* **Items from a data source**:
** Start **
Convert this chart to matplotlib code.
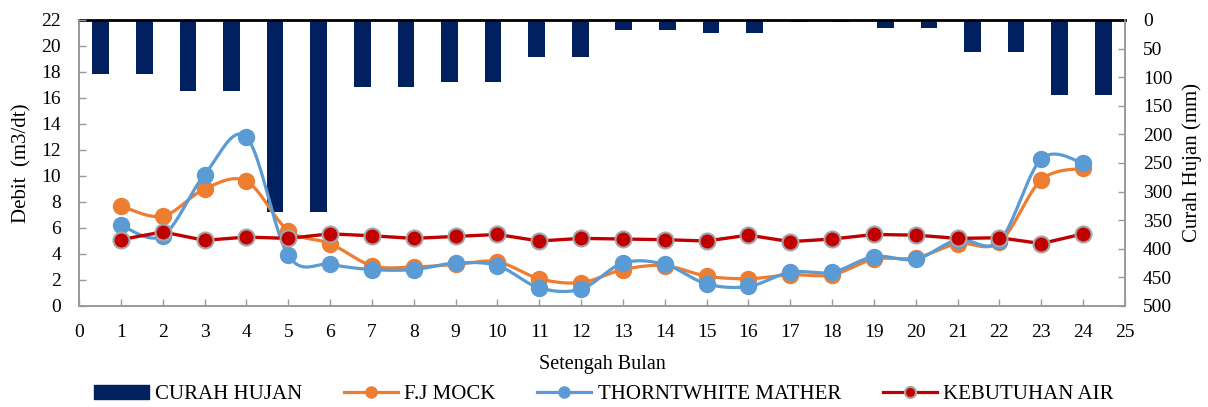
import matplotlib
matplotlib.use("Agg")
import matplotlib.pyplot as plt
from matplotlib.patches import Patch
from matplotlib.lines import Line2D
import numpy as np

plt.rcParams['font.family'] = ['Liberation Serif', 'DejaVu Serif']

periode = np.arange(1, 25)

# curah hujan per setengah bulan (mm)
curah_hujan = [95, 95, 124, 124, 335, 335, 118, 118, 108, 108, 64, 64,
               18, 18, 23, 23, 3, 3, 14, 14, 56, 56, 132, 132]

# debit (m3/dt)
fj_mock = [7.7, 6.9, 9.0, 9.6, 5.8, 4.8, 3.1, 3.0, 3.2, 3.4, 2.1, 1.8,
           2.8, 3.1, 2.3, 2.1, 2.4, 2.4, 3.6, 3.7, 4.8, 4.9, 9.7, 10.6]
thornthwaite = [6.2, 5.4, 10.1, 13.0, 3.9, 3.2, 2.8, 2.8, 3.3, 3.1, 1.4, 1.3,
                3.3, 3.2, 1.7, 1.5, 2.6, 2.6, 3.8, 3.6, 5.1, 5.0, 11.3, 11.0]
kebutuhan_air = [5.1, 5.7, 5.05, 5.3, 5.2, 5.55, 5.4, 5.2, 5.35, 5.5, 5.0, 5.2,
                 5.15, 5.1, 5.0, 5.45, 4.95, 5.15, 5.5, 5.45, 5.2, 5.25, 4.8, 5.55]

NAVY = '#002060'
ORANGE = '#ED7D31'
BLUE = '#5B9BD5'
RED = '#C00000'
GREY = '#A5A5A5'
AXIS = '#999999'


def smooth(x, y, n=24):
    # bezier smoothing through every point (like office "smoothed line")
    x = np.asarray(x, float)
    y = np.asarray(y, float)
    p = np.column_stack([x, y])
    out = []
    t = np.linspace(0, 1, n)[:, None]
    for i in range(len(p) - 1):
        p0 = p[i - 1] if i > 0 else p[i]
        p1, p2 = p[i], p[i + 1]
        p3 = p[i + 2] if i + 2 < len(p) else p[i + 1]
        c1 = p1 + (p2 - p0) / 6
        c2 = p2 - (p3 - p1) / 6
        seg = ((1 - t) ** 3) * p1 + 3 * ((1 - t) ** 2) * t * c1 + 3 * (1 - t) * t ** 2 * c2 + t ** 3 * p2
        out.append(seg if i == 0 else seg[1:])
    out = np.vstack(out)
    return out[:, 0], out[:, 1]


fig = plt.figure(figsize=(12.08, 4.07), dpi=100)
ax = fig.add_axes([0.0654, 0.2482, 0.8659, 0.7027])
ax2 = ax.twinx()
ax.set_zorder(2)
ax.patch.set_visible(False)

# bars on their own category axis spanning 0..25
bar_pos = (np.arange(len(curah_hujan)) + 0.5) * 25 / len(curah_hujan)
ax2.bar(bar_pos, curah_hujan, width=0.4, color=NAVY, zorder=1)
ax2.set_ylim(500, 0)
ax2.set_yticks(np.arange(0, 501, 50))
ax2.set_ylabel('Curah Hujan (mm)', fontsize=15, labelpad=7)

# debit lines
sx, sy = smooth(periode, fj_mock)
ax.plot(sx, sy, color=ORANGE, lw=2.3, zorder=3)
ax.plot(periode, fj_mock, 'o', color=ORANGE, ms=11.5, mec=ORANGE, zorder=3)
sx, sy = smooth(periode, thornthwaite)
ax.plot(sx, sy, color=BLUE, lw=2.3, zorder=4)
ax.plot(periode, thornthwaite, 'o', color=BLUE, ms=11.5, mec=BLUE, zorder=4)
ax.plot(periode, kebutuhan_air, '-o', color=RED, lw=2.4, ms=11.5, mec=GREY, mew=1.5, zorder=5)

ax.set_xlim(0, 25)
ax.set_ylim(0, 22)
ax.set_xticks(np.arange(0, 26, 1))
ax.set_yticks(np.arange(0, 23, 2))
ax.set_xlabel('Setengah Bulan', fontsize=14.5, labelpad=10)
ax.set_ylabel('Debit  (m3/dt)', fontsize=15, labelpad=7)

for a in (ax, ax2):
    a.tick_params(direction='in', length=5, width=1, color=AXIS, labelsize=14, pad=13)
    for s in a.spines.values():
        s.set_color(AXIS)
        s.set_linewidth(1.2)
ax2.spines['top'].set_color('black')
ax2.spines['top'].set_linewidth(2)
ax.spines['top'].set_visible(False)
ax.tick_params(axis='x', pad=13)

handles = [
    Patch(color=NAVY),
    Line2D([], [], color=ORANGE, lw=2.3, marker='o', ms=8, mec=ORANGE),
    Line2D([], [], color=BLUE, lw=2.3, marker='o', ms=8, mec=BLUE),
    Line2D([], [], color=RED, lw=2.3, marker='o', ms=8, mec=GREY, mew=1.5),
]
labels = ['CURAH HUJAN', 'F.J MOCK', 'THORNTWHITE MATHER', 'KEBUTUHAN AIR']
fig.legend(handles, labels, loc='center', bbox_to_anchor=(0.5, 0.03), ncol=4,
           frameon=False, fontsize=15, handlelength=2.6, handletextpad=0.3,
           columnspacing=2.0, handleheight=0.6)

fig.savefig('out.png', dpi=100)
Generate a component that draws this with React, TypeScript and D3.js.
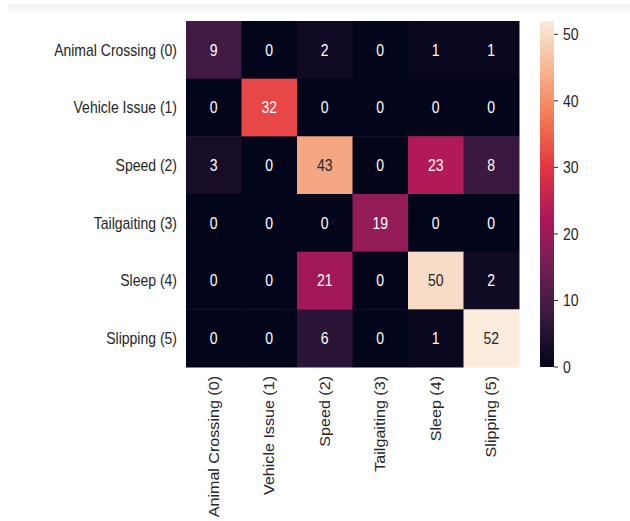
** End **
** Start **
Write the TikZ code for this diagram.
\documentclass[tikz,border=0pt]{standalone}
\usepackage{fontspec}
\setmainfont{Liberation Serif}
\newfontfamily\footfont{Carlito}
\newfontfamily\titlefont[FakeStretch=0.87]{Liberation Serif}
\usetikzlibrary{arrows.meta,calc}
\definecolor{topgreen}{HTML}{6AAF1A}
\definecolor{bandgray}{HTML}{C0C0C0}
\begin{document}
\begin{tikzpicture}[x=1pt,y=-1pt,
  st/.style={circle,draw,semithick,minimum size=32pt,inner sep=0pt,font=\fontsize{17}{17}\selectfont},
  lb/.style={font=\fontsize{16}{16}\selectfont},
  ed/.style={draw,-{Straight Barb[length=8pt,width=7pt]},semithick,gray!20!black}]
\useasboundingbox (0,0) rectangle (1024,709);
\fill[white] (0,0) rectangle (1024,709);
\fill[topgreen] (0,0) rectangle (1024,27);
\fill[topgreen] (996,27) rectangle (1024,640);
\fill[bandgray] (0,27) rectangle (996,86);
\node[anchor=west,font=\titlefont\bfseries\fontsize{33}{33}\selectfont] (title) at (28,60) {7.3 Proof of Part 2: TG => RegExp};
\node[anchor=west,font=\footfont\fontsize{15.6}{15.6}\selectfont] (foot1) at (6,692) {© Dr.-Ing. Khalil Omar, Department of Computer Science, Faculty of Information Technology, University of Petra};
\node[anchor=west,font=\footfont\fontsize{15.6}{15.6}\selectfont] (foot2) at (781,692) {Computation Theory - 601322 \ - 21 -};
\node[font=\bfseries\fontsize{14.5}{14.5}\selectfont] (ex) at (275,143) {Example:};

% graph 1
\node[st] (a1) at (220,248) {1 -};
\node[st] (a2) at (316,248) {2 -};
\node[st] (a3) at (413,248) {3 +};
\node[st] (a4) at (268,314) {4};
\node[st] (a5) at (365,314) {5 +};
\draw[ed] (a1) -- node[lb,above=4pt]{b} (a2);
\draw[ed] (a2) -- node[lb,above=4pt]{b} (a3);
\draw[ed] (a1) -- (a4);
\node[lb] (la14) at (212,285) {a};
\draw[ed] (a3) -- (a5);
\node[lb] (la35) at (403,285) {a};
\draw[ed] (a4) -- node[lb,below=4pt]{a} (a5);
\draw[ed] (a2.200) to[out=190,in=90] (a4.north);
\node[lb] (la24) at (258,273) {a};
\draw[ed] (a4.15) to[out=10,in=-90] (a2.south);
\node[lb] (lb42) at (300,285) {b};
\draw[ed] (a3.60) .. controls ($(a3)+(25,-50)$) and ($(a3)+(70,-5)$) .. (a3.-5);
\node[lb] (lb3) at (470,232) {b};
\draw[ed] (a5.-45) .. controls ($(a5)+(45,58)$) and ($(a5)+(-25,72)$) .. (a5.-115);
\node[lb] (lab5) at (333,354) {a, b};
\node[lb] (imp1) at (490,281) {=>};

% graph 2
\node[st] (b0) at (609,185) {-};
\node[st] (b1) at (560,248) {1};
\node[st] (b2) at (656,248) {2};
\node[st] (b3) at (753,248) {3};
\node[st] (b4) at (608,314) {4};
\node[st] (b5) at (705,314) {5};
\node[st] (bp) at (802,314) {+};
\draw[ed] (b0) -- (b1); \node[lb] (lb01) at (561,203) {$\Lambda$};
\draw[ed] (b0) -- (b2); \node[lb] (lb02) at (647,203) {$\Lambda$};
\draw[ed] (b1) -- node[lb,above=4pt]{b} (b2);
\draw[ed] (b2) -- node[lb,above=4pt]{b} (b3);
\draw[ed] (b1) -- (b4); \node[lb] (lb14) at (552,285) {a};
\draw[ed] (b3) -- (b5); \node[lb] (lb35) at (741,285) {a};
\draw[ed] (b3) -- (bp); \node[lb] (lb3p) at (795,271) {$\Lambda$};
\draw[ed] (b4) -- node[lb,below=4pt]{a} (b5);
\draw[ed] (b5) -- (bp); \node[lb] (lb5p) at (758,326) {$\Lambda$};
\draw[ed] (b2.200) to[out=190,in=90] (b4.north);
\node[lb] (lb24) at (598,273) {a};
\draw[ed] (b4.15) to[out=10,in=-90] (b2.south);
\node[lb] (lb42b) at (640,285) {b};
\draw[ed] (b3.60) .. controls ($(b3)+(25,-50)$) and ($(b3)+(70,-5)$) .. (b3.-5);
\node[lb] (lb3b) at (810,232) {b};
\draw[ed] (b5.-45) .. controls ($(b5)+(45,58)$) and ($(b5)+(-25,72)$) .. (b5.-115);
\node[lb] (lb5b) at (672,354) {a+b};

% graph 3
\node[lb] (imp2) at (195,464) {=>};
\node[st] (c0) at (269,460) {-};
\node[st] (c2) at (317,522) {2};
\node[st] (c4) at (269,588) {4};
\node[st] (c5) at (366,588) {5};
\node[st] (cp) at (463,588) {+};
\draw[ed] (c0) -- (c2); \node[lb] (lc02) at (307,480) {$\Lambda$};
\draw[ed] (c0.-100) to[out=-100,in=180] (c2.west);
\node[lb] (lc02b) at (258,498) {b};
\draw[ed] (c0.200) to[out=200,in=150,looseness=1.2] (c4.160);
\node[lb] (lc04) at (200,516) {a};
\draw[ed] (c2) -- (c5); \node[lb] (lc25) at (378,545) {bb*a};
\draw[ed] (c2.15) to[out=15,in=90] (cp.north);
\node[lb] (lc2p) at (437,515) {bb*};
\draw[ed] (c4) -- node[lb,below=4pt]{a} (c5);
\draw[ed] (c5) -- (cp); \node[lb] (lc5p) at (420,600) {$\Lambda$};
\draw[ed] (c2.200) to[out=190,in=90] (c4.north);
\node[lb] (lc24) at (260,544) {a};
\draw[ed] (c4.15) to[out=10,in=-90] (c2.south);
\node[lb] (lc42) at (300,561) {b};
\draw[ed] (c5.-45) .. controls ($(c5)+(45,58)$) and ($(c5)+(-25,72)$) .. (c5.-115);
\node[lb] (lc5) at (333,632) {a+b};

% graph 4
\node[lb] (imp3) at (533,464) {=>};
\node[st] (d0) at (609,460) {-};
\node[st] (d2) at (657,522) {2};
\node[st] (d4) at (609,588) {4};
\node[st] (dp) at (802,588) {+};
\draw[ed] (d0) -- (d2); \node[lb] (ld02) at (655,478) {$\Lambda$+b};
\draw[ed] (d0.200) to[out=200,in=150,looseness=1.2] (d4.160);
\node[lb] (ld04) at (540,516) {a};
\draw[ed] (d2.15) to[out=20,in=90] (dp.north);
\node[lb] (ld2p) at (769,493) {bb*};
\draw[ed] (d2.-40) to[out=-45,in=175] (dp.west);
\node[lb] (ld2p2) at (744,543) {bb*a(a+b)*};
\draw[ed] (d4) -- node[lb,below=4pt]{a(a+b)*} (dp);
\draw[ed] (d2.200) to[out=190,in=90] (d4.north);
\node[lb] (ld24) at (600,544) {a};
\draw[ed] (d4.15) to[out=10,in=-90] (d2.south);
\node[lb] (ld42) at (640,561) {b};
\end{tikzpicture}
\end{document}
** End **
* **Exercise aim**: Leave out the pictures and quote exactly the lines from the one where "Convert this chart to matplotlib code." appears to the one where "56, 132, 132]" appears, both ends counted.

* **Worked solution**:
Convert this chart to matplotlib code.
import matplotlib
matplotlib.use("Agg")
import matplotlib.pyplot as plt
from matplotlib.patches import Patch
from matplotlib.lines import Line2D
import numpy as np

plt.rcParams['font.family'] = ['Liberation Serif', 'DejaVu Serif']

periode = np.arange(1, 25)

# curah hujan per setengah bulan (mm)
curah_hujan = [95, 95, 124, 124, 335, 335, 118, 118, 108, 108, 64, 64,
               18, 18, 23, 23, 3, 3, 14, 14, 56, 56, 132, 132]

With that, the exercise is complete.